Frequently Asked Questions

Is a 401(k) a type of pension fund?

A 401(k) is a ‘defined contribution’ plan, where the final benefit depends on market performance. The ‘pension funds’ in our comparison are typically ‘defined benefit’ plans, which promise a specific payout, making the fund itself liable for the outcome. So while related, they are structurally different.

Can a country have both a SWF and a large public pension fund?

Absolutely, and many do. Canada is a perfect example, with the Canada Pension Plan (CPP) serving retirees and various provincial funds (like the Alberta Heritage Savings Trust Fund) acting as sovereign wealth funds funded by resource revenue.

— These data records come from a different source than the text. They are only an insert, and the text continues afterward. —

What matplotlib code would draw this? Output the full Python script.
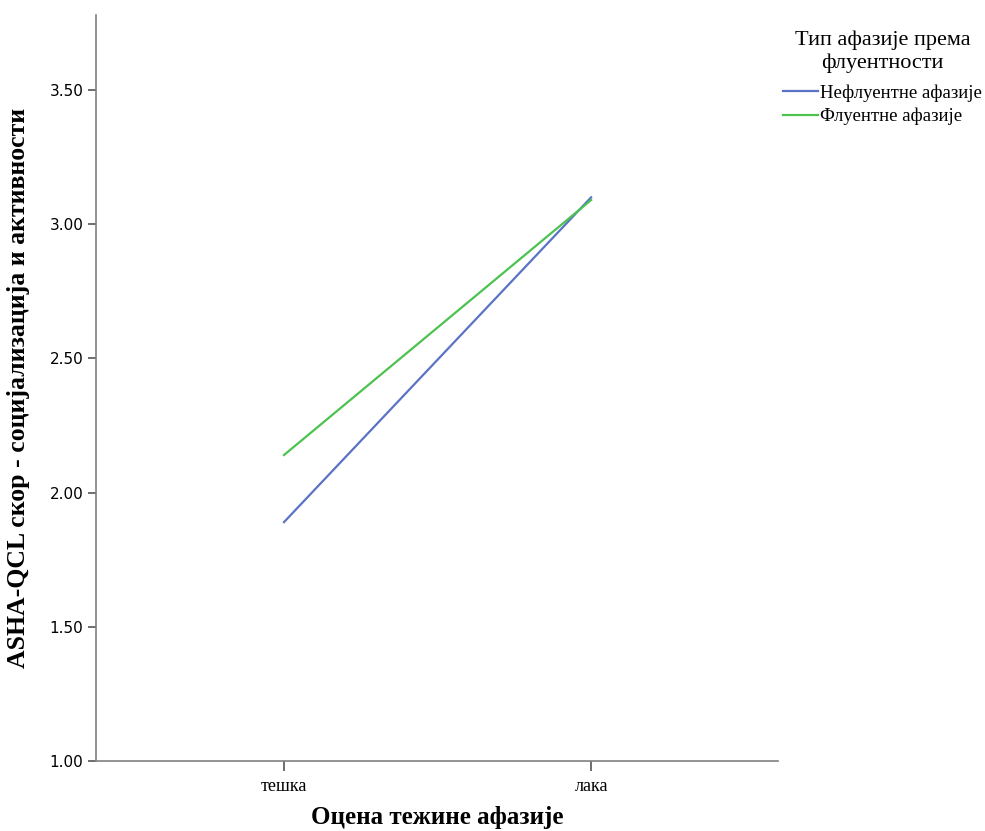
import matplotlib
matplotlib.use("Agg")
import matplotlib.pyplot as plt

# data
categories = ["тешка", "лака"]
nefluentne = [1.89, 3.10]
fluentne = [2.14, 3.09]
series_names = ["Нефлуентне афазије", "Флуентне афазије"]
y_ticks = [1.00, 1.50, 2.00, 2.50, 3.00, 3.50]

serif = ["Liberation Serif", "DejaVu Serif"]

fig = plt.figure(figsize=(9.85, 8.31), dpi=100)
ax = fig.add_axes([0.0975, 0.0842, 0.6925, 0.898])

x = list(range(len(categories)))
ax.plot(x, nefluentne, color="#5b73c4", lw=1.6, label=series_names[0])
ax.plot(x, fluentne, color="#4cc24f", lw=1.6, label=series_names[1])

ax.set_xlim(-0.612, 1.609)
ax.set_ylim(1.0, 3.78)
ax.set_xticks(x)
ax.set_xticklabels(categories, family=serif, fontsize=13)
ax.set_yticks(y_ticks)
ax.set_yticklabels([f"{v:.2f}" for v in y_ticks], fontsize=11,
                   family=["DejaVu Sans"])

for side in ["top", "right"]:
    ax.spines[side].set_visible(False)
for side in ["left", "bottom"]:
    ax.spines[side].set_color("#808080")
    ax.spines[side].set_linewidth(1.2)
ax.tick_params(axis="both", direction="out", length=6, width=1.2, color="#555555")
ax.tick_params(axis="y", pad=3)
ax.tick_params(axis="x", length=7, pad=5)

ax.set_xlabel("Оцена тежине афазије", family=serif, fontsize=18,
              fontweight="bold", labelpad=8)
ax.set_ylabel("ASHA-QCL скор - социјализација и активности", family=serif,
              fontsize=18.5, fontweight="bold", labelpad=14)

leg = fig.legend(title="Тип афазије према\nфлуентности", loc="upper left",
                 bbox_to_anchor=(0.795, 0.963), frameon=False,
                 prop={"family": serif, "size": 13.5},
                 handlelength=1.85, handletextpad=0.12, labelspacing=0.3,
                 borderaxespad=0, borderpad=0)
leg.get_title().set_fontfamily(serif)
leg.get_title().set_fontsize(16)
leg.get_title().set_multialignment("center")
leg.get_title().set_linespacing(1.25)
leg._legend_box.align = "center"
leg._legend_box.sep = 8

fig.savefig("out.png", dpi=100)
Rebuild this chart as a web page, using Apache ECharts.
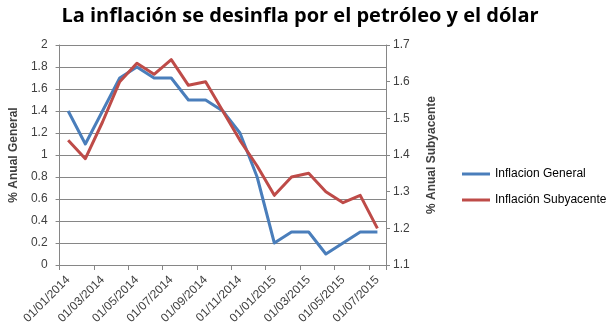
<!DOCTYPE html>
<html>
<head>
<meta charset="utf-8">
<script src="https://cdn.jsdelivr.net/npm/echarts@6/dist/echarts.min.js"></script>
<style>
  html, body { margin: 0; padding: 0; background: #fff; }
  #chart { width: 611px; height: 336px; }
</style>
</head>
<body>
<div id="chart"></div>
<script>
// Monthly readings, Jan 2014 – Jul 2015
const months = [
  '01/01/2014', '01/02/2014', '01/03/2014', '01/04/2014', '01/05/2014',
  '01/06/2014', '01/07/2014', '01/08/2014', '01/09/2014', '01/10/2014',
  '01/11/2014', '01/12/2014', '01/01/2015', '01/02/2015', '01/03/2015',
  '01/04/2015', '01/05/2015', '01/06/2015', '01/07/2015'
];
// Headline inflation (left axis)
const inflacionGeneral = [1.4, 1.1, 1.4, 1.7, 1.8, 1.7, 1.7, 1.5, 1.5, 1.4, 1.2, 0.8, 0.2, 0.3, 0.3, 0.1, 0.2, 0.3, 0.3];
// Core inflation (right axis)
const inflacionSubyacente = [1.44, 1.39, 1.49, 1.6, 1.65, 1.62, 1.66, 1.59, 1.6, 1.52, 1.44, 1.37, 1.29, 1.34, 1.35, 1.3, 1.27, 1.29, 1.2];

const leftTicks = { min: 0, max: 2, interval: 0.2 };
const rightTicks = { min: 1.1, max: 1.7, interval: 0.1 };

const FONT = 'Liberation Sans';
const TEXT = '#404040';
const GRID_LINE = '#868686';

const chart = echarts.init(document.getElementById('chart'), null, { renderer: 'canvas' });

chart.setOption({
  animation: false,
  backgroundColor: '#ffffff',
  textStyle: { fontFamily: FONT },
  title: {
    text: 'La inflación se desinfla por el petróleo y el dólar',
    left: 295,
    top: 1,
    textAlign: 'center',
    textStyle: { fontFamily: 'Open Sans', fontWeight: 'bold', fontSize: 20, color: '#000' }
  },
  legend: {
    orient: 'vertical',
    left: 457,
    top: 163,
    itemWidth: 28,
    itemHeight: 3,
    itemGap: 14,
    icon: 'rect',
    textStyle: { fontFamily: FONT, fontSize: 12, color: '#000' },
    data: ['Inflacion General', 'Inflación Subyacente']
  },
  grid: { left: 54, right: 225, top: 45, bottom: 71, containLabel: false },
  xAxis: {
    type: 'category',
    data: months,
    boundaryGap: true,
    axisLine: { lineStyle: { color: GRID_LINE, width: 1 } },
    axisTick: { show: true, interval: 1, length: 5, lineStyle: { color: GRID_LINE } },
    axisLabel: {
      interval: 1,
      rotate: 45,
      margin: 13,
      fontSize: 12,
      color: TEXT,
      fontFamily: FONT
    },
    splitLine: { show: false }
  },
  yAxis: [
    {
      type: 'value',
      position: 'left',
      min: leftTicks.min,
      max: leftTicks.max,
      interval: leftTicks.interval,
      name: '% Anual General',
      nameLocation: 'middle',
      nameRotate: 90,
      nameGap: 36,
      nameTextStyle: { fontFamily: FONT, fontWeight: 'bold', fontSize: 12, color: TEXT },
      axisLine: { show: true, lineStyle: { color: GRID_LINE } },
      axisTick: { show: true, length: 4, lineStyle: { color: GRID_LINE } },
      axisLabel: { margin: 12, fontSize: 12, color: TEXT, fontFamily: FONT },
      splitLine: { show: true, lineStyle: { color: GRID_LINE, width: 1 } }
    },
    {
      type: 'value',
      position: 'right',
      min: rightTicks.min,
      max: rightTicks.max,
      interval: rightTicks.interval,
      name: '% Anual Subyacente',
      nameLocation: 'middle',
      nameRotate: 90,
      nameGap: 40,
      nameTextStyle: { fontFamily: FONT, fontWeight: 'bold', fontSize: 12, color: TEXT },
      axisLine: { show: true, lineStyle: { color: GRID_LINE } },
      axisTick: { show: true, length: 4, lineStyle: { color: GRID_LINE } },
      axisLabel: {
        margin: 7,
        fontSize: 12,
        color: TEXT,
        fontFamily: FONT,
        formatter: v => (Math.round(v * 10) / 10).toFixed(1)
      },
      splitLine: { show: false }
    }
  ],
  series: [
    {
      name: 'Inflacion General',
      type: 'line',
      yAxisIndex: 0,
      data: inflacionGeneral,
      showSymbol: false,
      symbol: 'none',
      color: '#4A7EBB',
      lineStyle: { width: 3, color: '#4A7EBB', join: 'round' }
    },
    {
      name: 'Inflación Subyacente',
      type: 'line',
      yAxisIndex: 1,
      data: inflacionSubyacente,
      showSymbol: false,
      symbol: 'none',
      color: '#BE4B48',
      lineStyle: { width: 3, color: '#BE4B48', join: 'round' }
    }
  ]
});
</script>
</body>
</html>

Which is typically larger, a SWF or a pension fund?

There’s no rule. The world’s largest institutional fund is a pension fund (Japan’s GPIF), but the world’s largest SWF (Norway’s Government Pension Fund Global) is also a behemoth. The total global assets in pension funds far exceed the total assets in SWFs.

Why are SWFs becoming more prominent?

The rise of SWFs over the last few decades is tied to major global trends: sustained periods of high commodity prices (especially oil) and the massive accumulation of foreign exchange reserves by export-driven economies in Asia and the Middle East.